INSTRUCTIONS TO FOLLOW: Leave out the pictures and copy every record exactly.

LISTED ENTRIES:
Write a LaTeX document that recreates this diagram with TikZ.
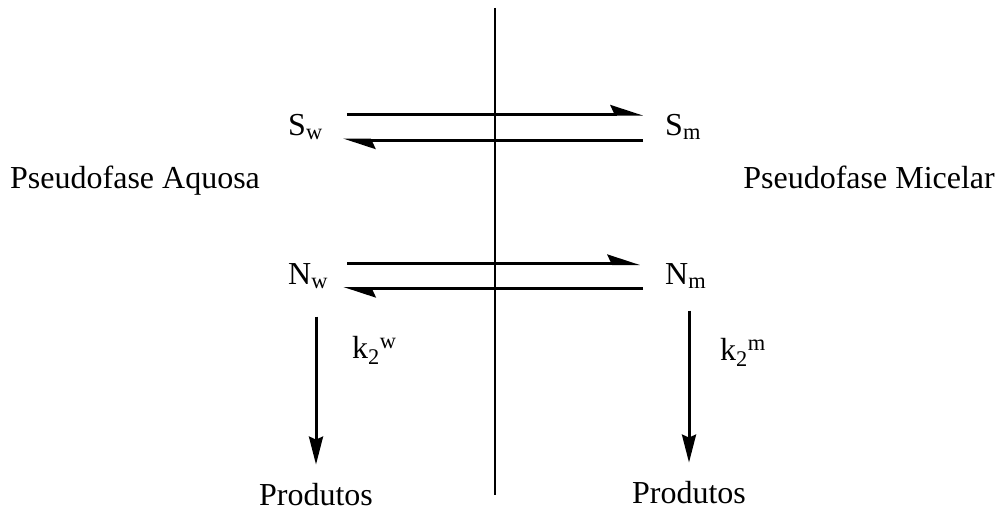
\documentclass[tikz,border=0pt]{standalone}
\usepackage{fontspec}
\setmainfont{Liberation Serif}
\usetikzlibrary{arrows.meta}

\begin{document}
\begin{tikzpicture}[
				x=1pt, y=-1pt,
				species/.style={inner sep=0pt, font=\fontsize{32}{38}\selectfont},
				phase/.style={inner sep=0pt, font=\fontsize{32}{38}\selectfont},
				transfer/.style={line width=3pt, -{Stealth[harpoon, length=28pt, width=18pt, inset=4pt]}},
				reaction/.style={line width=3pt, -{Stealth[length=28pt, width=14pt, inset=3pt]}}
				]
				
				\useasboundingbox (0,0) rectangle (1001,511);
				
				% interface between the pseudophases
				\draw[line width=2.5pt] (495,8) -- (495,495);
				
				\node[phase, anchor=base west] (aq) at (10,188) {Pseudofase Aquosa};
				\node[phase, anchor=base east] (mic) at (995,188) {Pseudofase Micelar};
				
				\node[species, anchor=west] (Sw) at (288,127) {S\textsubscript{w}};
				\node[species, anchor=west] (Sm) at (665,127) {S\textsubscript{m}};
				\node[species, anchor=west] (Nw) at (288,276) {N\textsubscript{w}};
				\node[species, anchor=west] (Nm) at (665,276) {N\textsubscript{m}};
				
				\node[species, anchor=base] (Pw) at (316,505) {Produtos};
				\node[species, anchor=base] (Pm) at (689,503) {Produtos};
				
				\node[species, anchor=base west] (kw) at (352,358) {k\textsubscript{2}\textsuperscript{w}};
				\node[species, anchor=base west] (km) at (720,360) {k\textsubscript{2}\textsuperscript{m}};
				
				\draw[transfer, shorten <=24pt, shorten >=22pt] ([yshift=13pt]Sw.east) -- ([yshift=13pt]Sm.west);
				\draw[transfer, shorten <=22pt, shorten >=20pt] ([yshift=-13pt]Sm.west) -- ([yshift=-13pt]Sw.east);
				\draw[transfer, shorten <=19pt, shorten >=25pt] ([yshift=12.5pt]Nw.east) -- ([yshift=12.5pt]Nm.west);
				\draw[transfer, shorten <=22pt, shorten >=15pt] ([yshift=-12.5pt]Nm.west) -- ([yshift=-12.5pt]Nw.east);
				
				\draw[reaction, shorten <=28pt, shorten >=18pt] (Nw.south -| Pw.north) -- (Pw.north);
				\draw[reaction, shorten <=22pt, shorten >=18pt] (Nm.south -| Pm.north) -- (Pm.north);
			\end{tikzpicture}
\end{document}
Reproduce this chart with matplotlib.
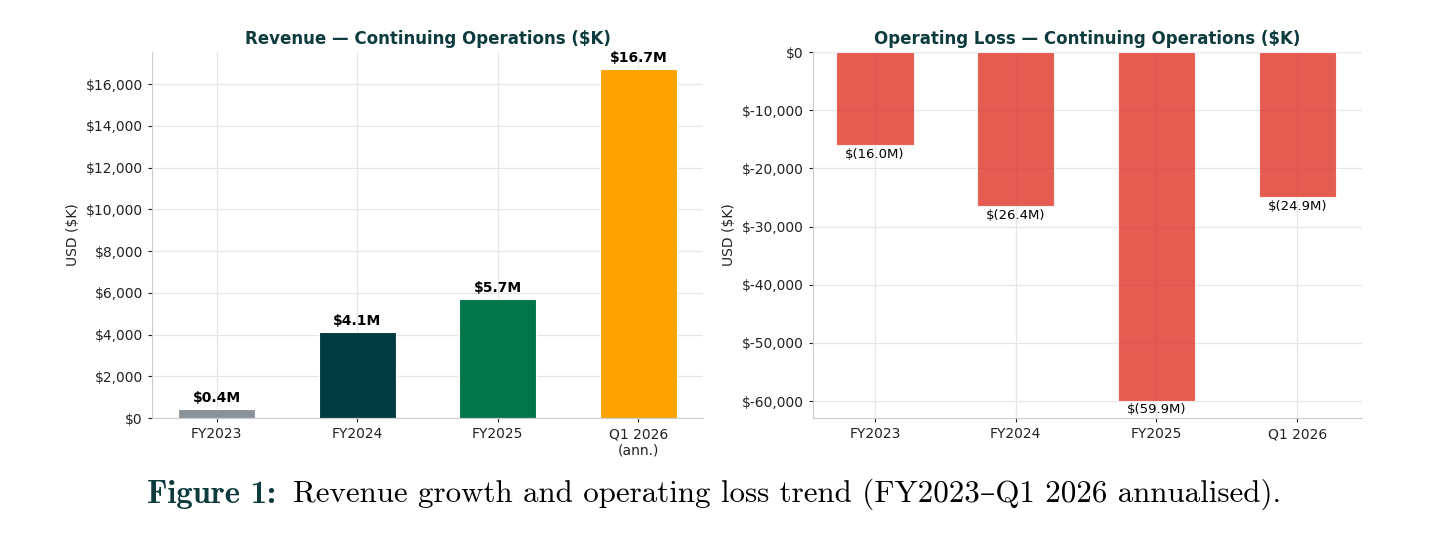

ANSWER TO THIS EXERCISE:
Write a LaTeX document that recreates this diagram with TikZ.
\documentclass[tikz,border=0pt]{standalone}
\usepackage{fontspec}
\setmainfont{Liberation Serif}
\usetikzlibrary{arrows.meta}

\begin{document}
\begin{tikzpicture}[
				x=1pt, y=-1pt,
				species/.style={inner sep=0pt, font=\fontsize{32}{38}\selectfont},
				phase/.style={inner sep=0pt, font=\fontsize{32}{38}\selectfont},
				transfer/.style={line width=3pt, -{Stealth[harpoon, length=28pt, width=18pt, inset=4pt]}},
				reaction/.style={line width=3pt, -{Stealth[length=28pt, width=14pt, inset=3pt]}}
				]
				
				\useasboundingbox (0,0) rectangle (1001,511);
				
				% interface between the pseudophases
				\draw[line width=2.5pt] (495,8) -- (495,495);
				
				\node[phase, anchor=base west] (aq) at (10,188) {Pseudofase Aquosa};
				\node[phase, anchor=base east] (mic) at (995,188) {Pseudofase Micelar};
				
				\node[species, anchor=west] (Sw) at (288,127) {S\textsubscript{w}};
				\node[species, anchor=west] (Sm) at (665,127) {S\textsubscript{m}};
				\node[species, anchor=west] (Nw) at (288,276) {N\textsubscript{w}};
				\node[species, anchor=west] (Nm) at (665,276) {N\textsubscript{m}};
				
				\node[species, anchor=base] (Pw) at (316,505) {Produtos};
				\node[species, anchor=base] (Pm) at (689,503) {Produtos};
				
				\node[species, anchor=base west] (kw) at (352,358) {k\textsubscript{2}\textsuperscript{w}};
				\node[species, anchor=base west] (km) at (720,360) {k\textsubscript{2}\textsuperscript{m}};
				
				\draw[transfer, shorten <=24pt, shorten >=22pt] ([yshift=13pt]Sw.east) -- ([yshift=13pt]Sm.west);
				\draw[transfer, shorten <=22pt, shorten >=20pt] ([yshift=-13pt]Sm.west) -- ([yshift=-13pt]Sw.east);
				\draw[transfer, shorten <=19pt, shorten >=25pt] ([yshift=12.5pt]Nw.east) -- ([yshift=12.5pt]Nm.west);
				\draw[transfer, shorten <=22pt, shorten >=15pt] ([yshift=-12.5pt]Nm.west) -- ([yshift=-12.5pt]Nw.east);
				
				\draw[reaction, shorten <=28pt, shorten >=18pt] (Nw.south -| Pw.north) -- (Pw.north);
				\draw[reaction, shorten <=22pt, shorten >=18pt] (Nm.south -| Pm.north) -- (Pm.north);
			\end{tikzpicture}
\end{document}
Reproduce this chart with matplotlib.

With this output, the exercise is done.